— Set task —
Please print exactly the lines below, from the start of the material up to and including the line with "300, 325, 350]", but none of the pictures.
[START Collected data]
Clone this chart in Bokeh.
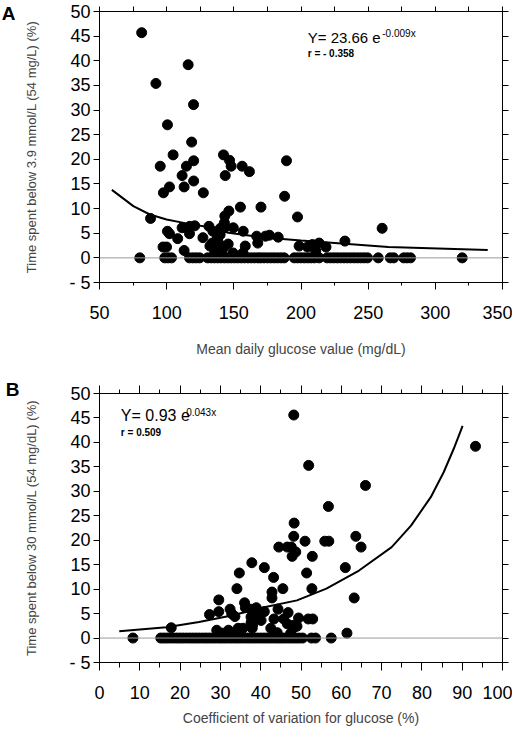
from bokeh.plotting import figure
from bokeh.models import LinearAxis, FixedTicker, Span, Label, Range1d, CustomLabelingPolicy
from bokeh.layouts import column, row
from bokeh.embed import file_html
from bokeh.resources import INLINE
from bokeh.core.properties import value

FONT = "Liberation Sans"

# ---------------- Panel A data ----------------
a_x = [81.4, 92, 116, 120, 100.6, 118.6, 104.8, 95.2, 114.7, 120.1, 111.5, 120.1, 102.1, 97.6, 113, 127.3,
       142.3, 146.8, 148, 156.2, 161.6, 143.6, 189.2, 187.8, 154.9, 170.2, 146.3, 143.3, 197.4, 88, 260.4,
       143, 149.6, 143.1, 120.9, 117.2, 111.5, 131.5, 100.6, 102.1, 117, 157, 127, 108.2, 137.6, 167, 173.5,
       176.5, 183, 167.8, 132.2, 139.6, 145.8, 158.5, 97.3, 99.9, 113, 198.6, 204.8, 208.5, 213.5, 218.6,
       232.7, 135.8, 149.4, 156.8, 211, 141, 134.4, 139.8, 138.1, 142.3, 134, 137, 140]
a_y = [45.7, 35.4, 39.2, 31.1, 27.0, 23.5, 20.9, 18.6, 18.6, 19.7, 16.7, 15.6, 14.4, 13.2, 14.4, 13.2,
       20.9, 19.8, 18.6, 18.6, 17.5, 16.7, 19.7, 12.5, 10.3, 10.3, 9.5, 8.5, 8.3, 8.0, 6.0,
       7.1, 6.1, 6.1, 6.5, 6.4, 6.1, 6.4, 5.4, 4.9, 4.9, 5.4, 4.1, 3.9, 3.9, 4.4, 4.4,
       4.6, 4.2, 3.0, 2.4, 2.7, 2.8, 2.4, 2.2, 2.2, 1.5, 2.4, 2.2, 2.7, 3.0, 2.2,
       3.4, 1.4, 1.0, 1.0, 1.4, 1.5, 5.4, 4.7, 3.4, 2.0, 3.0, 1.0, 6.0]
a_zero_x = [80, 98.6, 101, 103.6, 117, 119.5, 122, 124.5, 130.5, 133, 135.5, 138, 140.5, 143, 145.5, 148,
            150.5, 153, 155.5, 158, 160.5, 163, 165.5, 168, 170, 172.5, 175, 177.5, 180, 182.5, 185, 187.5,
            195, 197.5, 200, 202.5, 205, 207.5, 210, 213.5, 219.5, 222, 224.5, 227, 229.5, 232, 234.5, 237,
            239.5, 242, 244.5, 247, 249.5, 257.5, 266.5, 269, 276.5, 279, 281.5, 320]
a_curve_x = [59.2, 75.2, 87.5, 99.9, 114.6, 129.5, 146, 170, 200, 265, 339]
a_curve_y = [13.8, 10.5, 8.8, 7.8, 7.0, 6.3, 5.1, 4.2, 3.5, 2.2, 1.6]
a_xticks = [50, 100, 150, 200, 250, 300, 350]
a_xminor = [75, 125, 175, 225, 275, 325]
a_top_ticks = [50, 75, 100, 125, 150, 175, 200, 225, 250, 275, 300, 325, 350]

# ---------------- Panel B data ----------------
b_x = [48.2, 93.3, 51.9, 66, 56.8, 48.3, 48.2, 51, 55.9, 56.9, 63.6, 64.9, 44.5, 46.6, 47.6, 48.7, 47.8,
       52.8, 37.8, 40.9, 61, 34.7, 51.4, 43.2, 34.1, 45.5, 52.7, 42.8, 42.8, 63.2, 29.6, 36, 36.2, 37.6,
       38.9, 29.6, 27.3, 32.4, 44.3, 46.8, 32.8, 33.6, 37.6, 40.1, 40.9, 43.3, 45.7, 49.4, 51.8, 52.9,
       37.6, 40.1, 46.6, 48.2, 34.4, 35.6, 37.9, 42.5, 48, 49, 17.8, 29.1, 32, 61.4, 44.1, 47.4, 38,
       30.5, 33, 39.5]
b_y = [45.6, 39.2, 35.3, 31.2, 26.9, 23.5, 20.8, 19.8, 19.8, 19.8, 20.8, 18.6, 18.6, 18.6, 18.6, 17.6, 16.7,
       16.7, 15.4, 14.4, 14.4, 13.3, 13.3, 12.4, 10.1, 10.1, 10.1, 9.4, 8.2, 8.2, 7.8, 7.2, 6.2, 5.9,
       6.2, 5.4, 4.8, 5.9, 5.9, 5.2, 5.0, 4.4, 4.3, 5.2, 5.4, 3.9, 3.9, 4.1, 3.9, 3.9,
       3.1, 3.6, 2.9, 2.6, 2.0, 2.0, 2.0, 2.0, 2.0, 2.4, 2.1, 1.6, 1.6, 1.0, 1.1, 0.9, 2.7,
       1.0, 0.8, 4.5]
b_zero_x = [8.3, 15.2, 16.0, 16.8, 17.6, 18.4, 19.2, 20.0, 20.8, 21.6, 22.4, 23.2, 24.0, 24.8, 25.6, 26.4,
            27.2, 28.0, 28.8, 29.6, 30.4, 31.2, 32.0, 32.8, 33.6, 34.4, 35.2, 36.0, 36.8, 37.6, 38.4, 39.2,
            40.0, 40.8, 41.6, 42.4, 43.2, 44.0, 44.8, 45.6, 46.4, 47.2, 48.0, 48.8, 49.6, 50.4, 52.6, 53.6,
            57.5]
b_curve_x = [4.9, 16.6, 24.7, 32.8, 40.9, 49.0, 56.3, 64.4, 72.5, 77.3, 82.2, 85.4, 87.9, 90.1]
b_curve_y = [1.4, 2.2, 3.3, 4.6, 6.3, 7.7, 10.1, 13.8, 18.6, 23.0, 28.8, 33.9, 38.7, 43.4]
b_xticks = [0, 10, 20, 30, 40, 50, 60, 70, 80, 90, 100]
b_xminor = [5, 15, 25, 35, 45, 55, 65, 75, 85, 95]

y_ticks = [-5, 0, 5, 10, 15, 20, 25, 30, 35, 40, 45, 50]
panel_letters = ["A", "B"]

LETTER_W = 20
HA = 365
HB = 365
PW = 512 - LETTER_W


def style_axis(ax, labels=True):
    ax.axis_line_color = "black"
    ax.axis_line_width = 1
    ax.major_tick_line_color = "black"
    ax.minor_tick_line_color = "black"
    ax.major_tick_in = 0
    ax.minor_tick_in = 0
    if labels:
        ax.major_label_text_font = FONT
        ax.major_label_text_font_size = "18px"
        ax.major_label_text_color = "black"
    else:
        ax.major_label_text_font_size = "1px"
        ax.major_label_standoff = 0
        ax.major_label_policy = CustomLabelingPolicy(code="return new Set()")


def make_panel(xr, w, h, mb_left, mb_right, mb_top, mb_bottom):
    p = figure(width=w, height=h, x_range=Range1d(*xr), y_range=Range1d(-5, 50),
               output_backend="svg", toolbar_location=None,
               min_border_left=mb_left, min_border_right=mb_right,
               min_border_top=mb_top, min_border_bottom=mb_bottom)
    p.xgrid.visible = False
    p.ygrid.visible = False
    p.outline_line_color = "black"
    p.background_fill_color = "white"
    p.border_fill_color = "white"
    return p


def finish(p, xticks, xminor, top_major, top_minor, top_major_out, top_minor_out,
           bot_major_out, bot_minor_out, xlabel, ylabel, bot_standoff, bot_label_standoff):
    xa = p.xaxis[0]
    style_axis(xa)
    xa.ticker = FixedTicker(ticks=xticks, minor_ticks=xminor)
    xa.major_tick_out = bot_major_out
    xa.minor_tick_out = bot_minor_out
    xa.major_label_standoff = bot_standoff
    xa.axis_label = xlabel
    xa.axis_label_text_font = FONT
    xa.axis_label_text_font_size = "14px"
    xa.axis_label_text_font_style = "normal"
    xa.axis_label_standoff = bot_label_standoff

    ya = p.yaxis[0]
    style_axis(ya)
    ya.ticker = FixedTicker(ticks=y_ticks, minor_ticks=[])
    ya.major_tick_out = 6
    ya.major_label_standoff = 3
    ya.major_label_overrides = {-5: "- 5"}
    ya.axis_label = ylabel
    ya.axis_label_text_font = FONT
    ya.axis_label_text_font_size = "13px"
    ya.axis_label_text_font_style = "normal"
    ya.axis_label_standoff = 27

    top = LinearAxis(ticker=FixedTicker(ticks=top_major, minor_ticks=top_minor))
    style_axis(top, labels=False)
    top.major_tick_out = top_major_out
    top.minor_tick_out = top_minor_out
    p.add_layout(top, "above")

    right = LinearAxis(ticker=FixedTicker(ticks=y_ticks, minor_ticks=[]))
    style_axis(right, labels=False)
    right.major_tick_out = 6
    p.add_layout(right, "right")

    p.add_layout(Span(location=0, dimension="width", line_color="#9a9a9a", line_width=1))


# ---------------- Panel A ----------------
pa = make_panel((50, 350), PW, HA, 79, 7, 11, 83)
finish(pa, a_xticks, a_xminor, a_top_ticks, [], 5, 0, 7, 3,
       "Mean daily glucose value (mg/dL)", "Time spent below 3.9 mmol/L (54 mg/L) (%)", 16, 19)
pa.line(a_curve_x, a_curve_y, line_color="black", line_width=2)
pa.scatter(a_x, a_y, size=10, fill_color="black", line_color="black")
pa.scatter(a_zero_x, [0] * len(a_zero_x), size=10, fill_color="black", line_color="black")
pa.add_layout(Label(x=205, y=44.7, text="Y= 23.66 e", text_font=FONT, text_font_size="15px",
                    text_baseline="middle", text_align="left", text_color="black"))
pa.add_layout(Label(x=260.5, y=45.6, text="-0.009x", text_font=FONT, text_font_size="10px",
                    text_baseline="middle", text_align="left", text_color="black"))
pa.add_layout(Label(x=205, y=41.5, text="r = - 0.358", text_font=FONT, text_font_size="10px",
                    text_font_style="bold", text_baseline="middle", text_align="left", text_color="black"))

# ---------------- Panel B ----------------
pb = make_panel((0, 100), PW, HB, 78, 7, 28, 68)
finish(pb, b_xticks, b_xminor, b_xticks, b_xminor, 8, 4, 8, 5,
       "Coefficient of variation for glucose (%)", "Time spent below 30 mmol/L (54 mg/dL) (%)", 15, 8)
pb.line(b_curve_x, b_curve_y, line_color="black", line_width=2)
pb.scatter(b_x, b_y, size=10, fill_color="black", line_color="black")
pb.scatter(b_zero_x, [0] * len(b_zero_x), size=10, fill_color="black", line_color="black")
pb.add_layout(Label(x=5.3, y=45.4, text="Y= 0.93 e", text_font=FONT, text_font_size="16px",
                    text_baseline="middle", text_align="left", text_color="black"))
pb.add_layout(Label(x=21.5, y=46.1, text="0.043x", text_font=FONT, text_font_size="10px",
                    text_baseline="middle", text_align="left", text_color="black"))
pb.add_layout(Label(x=5.3, y=42.0, text="r = 0.509", text_font=FONT, text_font_size="10px",
                    text_font_style="bold", text_baseline="middle", text_align="left", text_color="black"))

# ---------------- panel letters (own strip, pixel units) ----------------
HT = HA + HB
lf = figure(width=LETTER_W, height=HT, x_range=Range1d(0, LETTER_W), y_range=Range1d(HT, 0),
            output_backend="svg", toolbar_location=None, min_border=0)
lf.axis.visible = False
lf.grid.visible = False
lf.outline_line_color = None
lf.border_fill_color = "white"
lf.background_fill_color = "white"
lf.text(x=[8, 12], y=[13, 389], text=panel_letters, text_font=value(FONT), text_font_size="19px",
        text_font_style="bold", text_baseline="middle", text_align="center", text_color="black")

layout = row(lf, column(pa, pb, spacing=0), spacing=0)
open("out.html", "w").write(file_html(layout, INLINE))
[END Collected data]
— Result of the task —
Clone this chart in Bokeh.
from bokeh.plotting import figure
from bokeh.models import LinearAxis, FixedTicker, Span, Label, Range1d, CustomLabelingPolicy
from bokeh.layouts import column, row
from bokeh.embed import file_html
from bokeh.resources import INLINE
from bokeh.core.properties import value

FONT = "Liberation Sans"

# ---------------- Panel A data ----------------
a_x = [81.4, 92, 116, 120, 100.6, 118.6, 104.8, 95.2, 114.7, 120.1, 111.5, 120.1, 102.1, 97.6, 113, 127.3,
       142.3, 146.8, 148, 156.2, 161.6, 143.6, 189.2, 187.8, 154.9, 170.2, 146.3, 143.3, 197.4, 88, 260.4,
       143, 149.6, 143.1, 120.9, 117.2, 111.5, 131.5, 100.6, 102.1, 117, 157, 127, 108.2, 137.6, 167, 173.5,
       176.5, 183, 167.8, 132.2, 139.6, 145.8, 158.5, 97.3, 99.9, 113, 198.6, 204.8, 208.5, 213.5, 218.6,
       232.7, 135.8, 149.4, 156.8, 211, 141, 134.4, 139.8, 138.1, 142.3, 134, 137, 140]
a_y = [45.7, 35.4, 39.2, 31.1, 27.0, 23.5, 20.9, 18.6, 18.6, 19.7, 16.7, 15.6, 14.4, 13.2, 14.4, 13.2,
       20.9, 19.8, 18.6, 18.6, 17.5, 16.7, 19.7, 12.5, 10.3, 10.3, 9.5, 8.5, 8.3, 8.0, 6.0,
       7.1, 6.1, 6.1, 6.5, 6.4, 6.1, 6.4, 5.4, 4.9, 4.9, 5.4, 4.1, 3.9, 3.9, 4.4, 4.4,
       4.6, 4.2, 3.0, 2.4, 2.7, 2.8, 2.4, 2.2, 2.2, 1.5, 2.4, 2.2, 2.7, 3.0, 2.2,
       3.4, 1.4, 1.0, 1.0, 1.4, 1.5, 5.4, 4.7, 3.4, 2.0, 3.0, 1.0, 6.0]
a_zero_x = [80, 98.6, 101, 103.6, 117, 119.5, 122, 124.5, 130.5, 133, 135.5, 138, 140.5, 143, 145.5, 148,
            150.5, 153, 155.5, 158, 160.5, 163, 165.5, 168, 170, 172.5, 175, 177.5, 180, 182.5, 185, 187.5,
            195, 197.5, 200, 202.5, 205, 207.5, 210, 213.5, 219.5, 222, 224.5, 227, 229.5, 232, 234.5, 237,
            239.5, 242, 244.5, 247, 249.5, 257.5, 266.5, 269, 276.5, 279, 281.5, 320]
a_curve_x = [59.2, 75.2, 87.5, 99.9, 114.6, 129.5, 146, 170, 200, 265, 339]
a_curve_y = [13.8, 10.5, 8.8, 7.8, 7.0, 6.3, 5.1, 4.2, 3.5, 2.2, 1.6]
a_xticks = [50, 100, 150, 200, 250, 300, 350]
a_xminor = [75, 125, 175, 225, 275, 325]
a_top_ticks = [50, 75, 100, 125, 150, 175, 200, 225, 250, 275, 300, 325, 350]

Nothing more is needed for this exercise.